TO BE DONE: Your task is to repeat the lines below exactly, excluding any pictures they contain.

____ DATA LINES

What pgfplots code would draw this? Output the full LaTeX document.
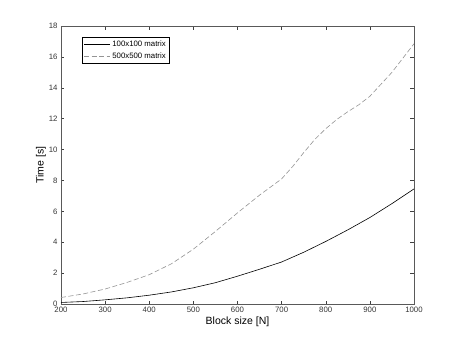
\documentclass[border=0pt]{standalone}
\usepackage{pgfplots}
\pgfplotsset{compat=1.18}
\usepackage{fontspec}
\setmainfont{Liberation Sans}
\begin{document}
\begin{tikzpicture}
\begin{axis}[
  at={(0,0)}, anchor=south west,
  scale only axis, width=353pt, height=278pt,
  xmin=200, xmax=1000, ymin=0, ymax=18,
  xtick={200,300,...,1000}, ytick={0,2,...,18},
  tick align=inside, major tick length=3.5pt,
  axis line style={draw=black!65},
  every tick/.style={black!75},
  tick label style={font=\fontsize{7.8}{8}\selectfont, text=black!80},
  /pgf/number format/assume math mode=true,
  /pgf/number format/1000 sep={},
  xticklabel style={yshift=0pt},
  yticklabel style={xshift=0pt},
  xlabel={Block size [N]}, ylabel={Time [s]},
  label style={font=\fontsize{10.5}{12}\selectfont},
  xlabel style={yshift=3pt},
  ylabel style={yshift=-4pt},
  legend style={at={(axis description cs:0.0595,0.96)}, anchor=north west,
    font=\fontsize{7.8}{9}\selectfont, draw=black, line width=0.6pt,
    inner sep=1.5pt, row sep=1pt, cells={anchor=west}},
  legend cell align=left,
  legend image post style={line width=0.6pt},
  legend image code/.code={\draw[#1] (0pt,0pt) -- (26pt,0pt);},
]
\addplot[black, line width=0.6pt] coordinates {
(200,0.10) (250,0.16) (300,0.27) (350,0.40) (400,0.57) (450,0.78)
(500,1.05) (550,1.38) (600,1.80) (650,2.25) (700,2.72) (750,3.35)
(800,4.05) (850,4.80) (900,5.60) (950,6.50) (1000,7.45)};
\addlegendentry{100x100 matrix}
\addplot[black!42, line width=0.6pt, dash pattern=on 5pt off 2.5pt] coordinates {
(200,0.42) (250,0.65) (300,0.97) (350,1.40) (400,1.90) (450,2.60)
(500,3.55) (550,4.70) (600,5.90) (650,7.05) (700,8.10) (725,8.90)
(750,9.80) (775,10.65) (800,11.35) (825,11.95) (850,12.45) (875,12.90)
(900,13.45) (950,15.00) (1000,16.85)};
\addlegendentry{500x500 matrix}
\end{axis}
\path[use as bounding box] (-61pt,-37pt) rectangle (395pt,304pt);
\end{tikzpicture}
\end{document}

________

SOLUTION:
What pgfplots code would draw this? Output the full LaTeX document.
\documentclass[border=0pt]{standalone}
\usepackage{pgfplots}
\pgfplotsset{compat=1.18}
\usepackage{fontspec}
\setmainfont{Liberation Sans}
\begin{document}
\begin{tikzpicture}
\begin{axis}[
  at={(0,0)}, anchor=south west,
  scale only axis, width=353pt, height=278pt,
  xmin=200, xmax=1000, ymin=0, ymax=18,
  xtick={200,300,...,1000}, ytick={0,2,...,18},
  tick align=inside, major tick length=3.5pt,
  axis line style={draw=black!65},
  every tick/.style={black!75},
  tick label style={font=\fontsize{7.8}{8}\selectfont, text=black!80},
  /pgf/number format/assume math mode=true,
  /pgf/number format/1000 sep={},
  xticklabel style={yshift=0pt},
  yticklabel style={xshift=0pt},
  xlabel={Block size [N]}, ylabel={Time [s]},
  label style={font=\fontsize{10.5}{12}\selectfont},
  xlabel style={yshift=3pt},
  ylabel style={yshift=-4pt},
  legend style={at={(axis description cs:0.0595,0.96)}, anchor=north west,
    font=\fontsize{7.8}{9}\selectfont, draw=black, line width=0.6pt,
    inner sep=1.5pt, row sep=1pt, cells={anchor=west}},
  legend cell align=left,
  legend image post style={line width=0.6pt},
  legend image code/.code={\draw[#1] (0pt,0pt) -- (26pt,0pt);},
]
\addplot[black, line width=0.6pt] coordinates {
(200,0.10) (250,0.16) (300,0.27) (350,0.40) (400,0.57) (450,0.78)
(500,1.05) (550,1.38) (600,1.80) (650,2.25) (700,2.72) (750,3.35)
(800,4.05) (850,4.80) (900,5.60) (950,6.50) (1000,7.45)};
\addlegendentry{100x100 matrix}
\addplot[black!42, line width=0.6pt, dash pattern=on 5pt off 2.5pt] coordinates {
(200,0.42) (250,0.65) (300,0.97) (350,1.40) (400,1.90) (450,2.60)
(500,3.55) (550,4.70) (600,5.90) (650,7.05) (700,8.10) (725,8.90)
(750,9.80) (775,10.65) (800,11.35) (825,11.95) (850,12.45) (875,12.90)
(900,13.45) (950,15.00) (1000,16.85)};
\addlegendentry{500x500 matrix}
\end{axis}
\path[use as bounding box] (-61pt,-37pt) rectangle (395pt,304pt);
\end{tikzpicture}
\end{document}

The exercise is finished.